### Dataset records
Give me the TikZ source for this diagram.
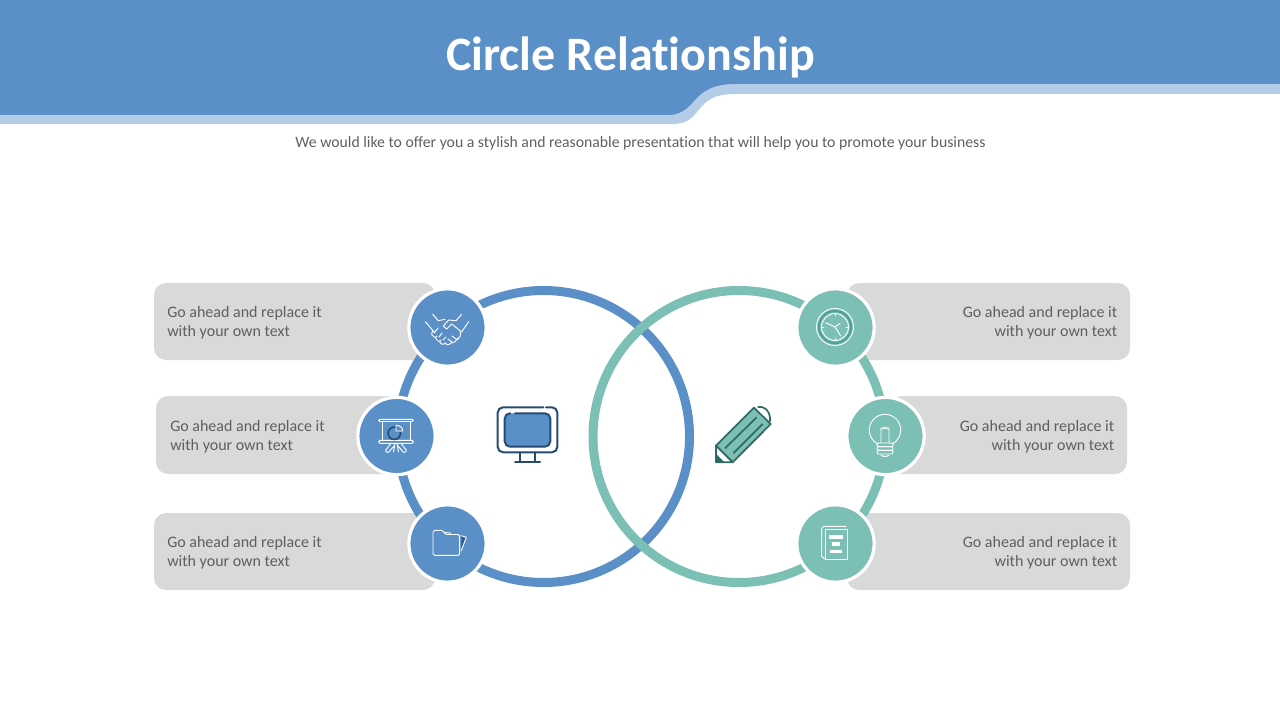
\documentclass[tikz,border=0pt]{standalone}
\usepackage{fontspec}
\setmainfont{Carlito}[Ligatures=NoCommon]
\usepackage{tikz}
\definecolor{circleBlue}{HTML}{5B8FC7}
\definecolor{circleGreen}{HTML}{7CBFB5}
\definecolor{bandLight}{HTML}{B4CCE6}
\definecolor{panelGrey}{HTML}{D9D9D9}
\definecolor{bodyText}{HTML}{5F5F5F}
\definecolor{darkBlue}{HTML}{254A73}
\definecolor{flapBlue}{HTML}{2C5C94}
\definecolor{darkGreen}{HTML}{2F6B64}
\definecolor{faceGreen}{HTML}{4FA296}
\tikzset{
  panel/.style={fill=panelGrey,rounded corners=9pt},
  badge/.style={circle,draw=white,line width=2.4pt,minimum size=58pt,inner sep=0pt},
  note/.style={text=bodyText,font=\fontsize{12pt}{14.2pt}\selectfont,inner sep=0pt},
  glyph/.style={draw=white,line width=.7pt,line cap=round,line join=round},
}
\begin{document}
\begin{tikzpicture}[x=.75pt,y=-.75pt]
\useasboundingbox (0,0) rectangle (1280,720);
% header
\fill[bandLight] (0,0) -- (1280,0) -- (1280,94) -- (735,94)
  .. controls (718,94) and (710,98) .. (703,105)
  .. controls (693,116) and (690,124) .. (672,124) -- (0,124) -- cycle;
\fill[circleBlue] (0,0) -- (1280,0) -- (1280,84) -- (735,84)
  .. controls (712,84) and (702,92) .. (695,100)
  .. controls (686,110) and (680,115) .. (668,115) -- (0,115) -- cycle;
\node[text=white,font=\fontsize{36pt}{40pt}\bfseries\selectfont] (title) at (630.5,57.5) {Circle Relationship};
\node[text=bodyText,font=\fontsize{11.8pt}{14pt}\selectfont] (subtitle) at (640.5,143.5)
  {We would like to offer you a stylish and reasonable presentation that will help you to promote your business};
% panels
\fill[panel] (154,283) rectangle (435,360);
\fill[panel] (156,396) rectangle (400,474);
\fill[panel] (154,513) rectangle (435,590);
\fill[panel] (847,283) rectangle (1130,360);
\fill[panel] (890,396) rectangle (1127,474);
\fill[panel] (847,513) rectangle (1130,590);
\foreach \n/\x/\y in {a/167/323,b/170/437,c/167/553} {
  \node[note,anchor=west,align=left] (note\n) at (\x,\y) {Go ahead and replace it\\with your own text};
}
\foreach \n/\x/\y in {d/1117.5/323,e/1114.5/437,f/1117.5/553} {
  \node[note,anchor=east,align=right] (note\n) at (\x,\y) {Go ahead and replace it\\with your own text};
}
% rings
\draw[circleBlue,line width=6.75pt] (543.5,436.5) circle (146);
\draw[circleGreen,line width=6.75pt] (739,436.5) circle (146);
% badges
\foreach \n/\x/\y in {a/447.5/327.5,b/396.5/436,c/447.5/543.5} {
  \node[badge,fill=circleBlue] (badge\n) at (\x,\y) {};
}
\foreach \n/\x/\y in {d/835.5/327.5,e/885.5/436,f/835.5/543.5} {
  \node[badge,fill=circleGreen] (badge\n) at (\x,\y) {};
}
% handshake
\begin{scope}[shift={(447,327)},glyph]
  \draw (-21.7,-5.3) -- (-12,6);
  \draw (21.7,-5.3) -- (14.7,4.7);
  \draw (-14.3,-12.7) -- (-8.7,-6.3) -- (-2,-7.7);
  \draw (14.7,-12.7) -- (9,-6.3) -- (1.7,-7) -- (-3.7,-1) -- (-.3,2) -- (4.7,-3) -- (14.7,5);
  \draw[rounded corners=1pt] (-14,4) -- (-16,7) -- (-12,11) -- (-9,8) -- (-12,11) -- (-8,15) -- (-5,12) -- (-8,15) -- (-4,18) -- (-1,15)
    -- (-2,17) -- (2,18) -- (5,15) -- (7,16) -- (10,12) -- (11,12) -- (14,8) -- (13,5);
  \draw (-9,1) -- (-13,6) (-5,6) -- (-8,10) (-1,10) -- (-4,13);
  \draw (5,9) -- (9,12) (1,12) -- (5,15);
\end{scope}
% presentation board
\begin{scope}[shift={(396,436)},glyph]
  \draw[rounded corners=1pt] (-17.3,-16.7) rectangle (17.3,-14.5);
  \draw (-14,-14.5) -- (-14,4.3) (14,-14.5) -- (14,4.3);
  \draw[rounded corners=1pt] (-17.3,4.3) rectangle (17.3,7.3);
  \draw[rounded corners=1pt] (-5,7.3) -- (-11,15) -- (-8,17) -- (-2,10) (5,7.3) -- (11,15) -- (8,17) -- (2,10) (-1,7.3) -- (-2.5,16) (1,7.3) -- (2.5,16);
  \draw[darkBlue,line width=1.2pt] (-1.7,-2.7) circle (6.2);
  \fill[circleBlue] (-.5,-4) -- (-.5,-11) -- (7.5,-11) -- (7.5,-4) -- cycle;
  \draw[fill=circleBlue] (0,-10.7) -- (0,-5) -- (6.7,-5) .. controls (6.7,-8.5) and (4,-10.7) .. (0,-10.7) -- cycle;
\end{scope}
% folder
\begin{scope}[shift={(447,543)},glyph]
  \draw[rounded corners=1.2pt] (-14,12.3) -- (-14,-12.7) -- (-4,-12.7) -- (-2,-8.5) -- (12.7,-8.5) -- (12.7,12.3) -- cycle;
  \draw (-2,-10.5) -- (3,-10) -- (4,-8.5);
  \fill[flapBlue] (14.3,-7.3) -- (19.3,-5.7) -- (14.3,7.7) -- cycle;
  \draw (14.3,-7.3) -- (19.3,-5.7) -- (14.3,7.7);
\end{scope}
% clock
\begin{scope}[shift={(835,327)},glyph]
  \draw (0,0) circle (18.5);
  \draw[faceGreen,line width=1.6pt] (0,0) circle (16);
  \draw (0,0) circle (13.5);
  \draw (0,0) -- (-9.3,-4.3) (0,0) -- (5.7,9) (0,0) -- (5,-3.7);
  \foreach \a in {0,90,180,270} { \draw (\a:11) -- (\a:12.5); }
\end{scope}
% bulb
\begin{scope}[shift={(885,436)},glyph]
  \draw (-7.85,7.6) arc (120:420:15.7);
  \draw (-4,7) -- (-4,-8) -- (-2.7,-7) -- (-1.3,-9) -- (0,-7) -- (1.3,-9) -- (2.7,-7) -- (4,-8) -- (4,7);
  \foreach \t in {7,10.7,14.3} { \draw[rounded corners=1pt] (-8,\t) rectangle (8,\t+3.7); }
  \draw (-4,19) .. controls (-2,21) and (2,21) .. (4,19);
\end{scope}
% book
\begin{scope}[shift={(835,543)},glyph]
  \draw (-10,-14) rectangle (12,16);
  \draw (11,-16.7) -- (-11,-16.7) -- (-13.3,-14.5) -- (-13.3,13.5) -- (-10,16);
  \fill[white] (-6,-8.3) rectangle (7.7,-4.3);
  \fill[white] (-3.3,-.7) rectangle (5,2.7);
  \fill[white] (-5,6.7) rectangle (7.3,10.3);
\end{scope}
% monitor
\begin{scope}[shift={(527.5,430)},draw=darkBlue,line width=1.5pt,line cap=round,line join=round]
  \fill[circleBlue,rounded corners=3pt] (-22.8,-16.7) rectangle (22.8,16.7);
  \draw[rounded corners=4pt] (18.5,-22.7) -- (29.8,-22.7) -- (29.8,22.3) -- (-29.8,22.3) -- (-29.8,-22.7) -- (15.8,-22.7);
  \draw[rounded corners=4pt] (-12.5,-16.7) -- (22.8,-16.7) -- (22.8,16.7) -- (-22.8,16.7) -- (-22.8,-16.7) -- (-17.5,-16.7);
  \draw (-7.5,22.3) -- (-7.5,32) (7.5,22.3) -- (7.5,32);
  \draw (-12.5,32) -- (12.5,32);
\end{scope}
% pencil
\begin{scope}[draw=darkGreen,line width=1.3pt,line join=round]
  \draw[fill=circleGreen] (716,445.7) -- (754,407.7) -- (770.7,424) -- (732.7,462.3) -- cycle;
  \draw[fill=white] (716,445.7) -- (732.7,462.3) -- (716,462.3) -- cycle;
  \fill[darkGreen] (716,454) -- (724.3,462.3) -- (716,462.3) -- cycle;
  \draw (725,448.3) -- (756.7,417.3) (733.3,453.3) -- (762.7,424);
  \draw (757.7,407) .. controls (762,406) and (771,409) .. (770,421.7);
\end{scope}
\end{tikzpicture}
\end{document}
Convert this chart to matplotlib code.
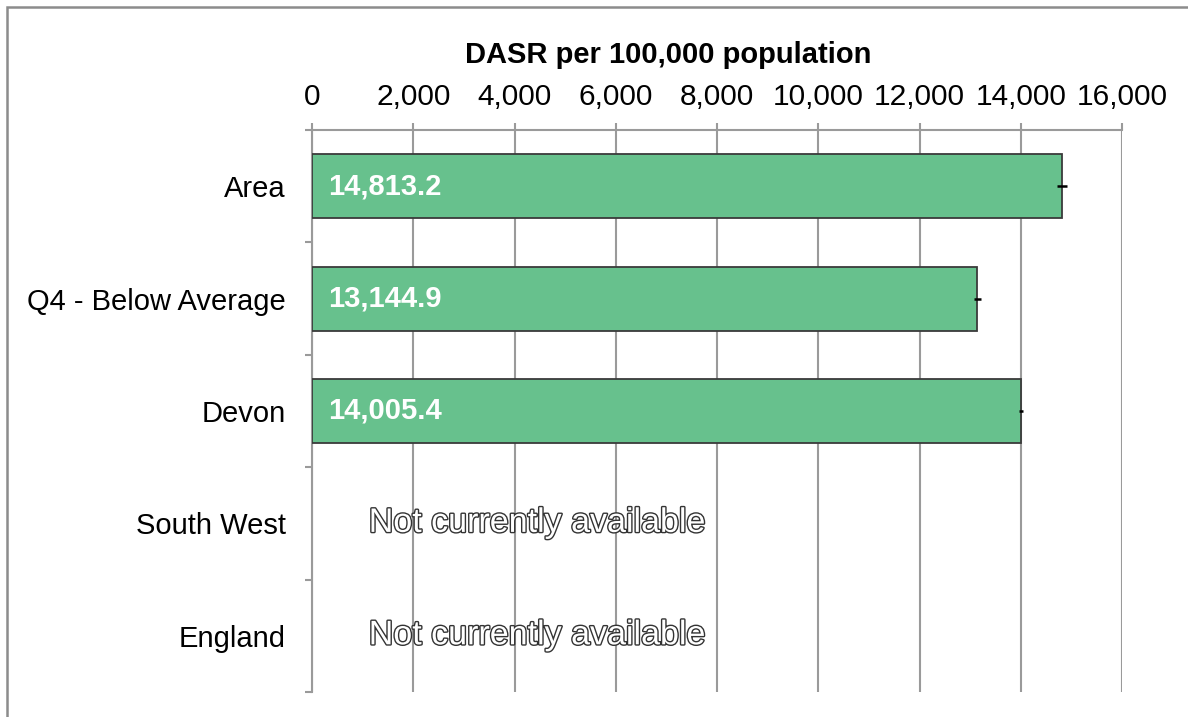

### Task prompt
In the records above, find each line holding "this" and copy it.

### Result of the task
Give me the TikZ source for this diagram.
Convert this chart to matplotlib code.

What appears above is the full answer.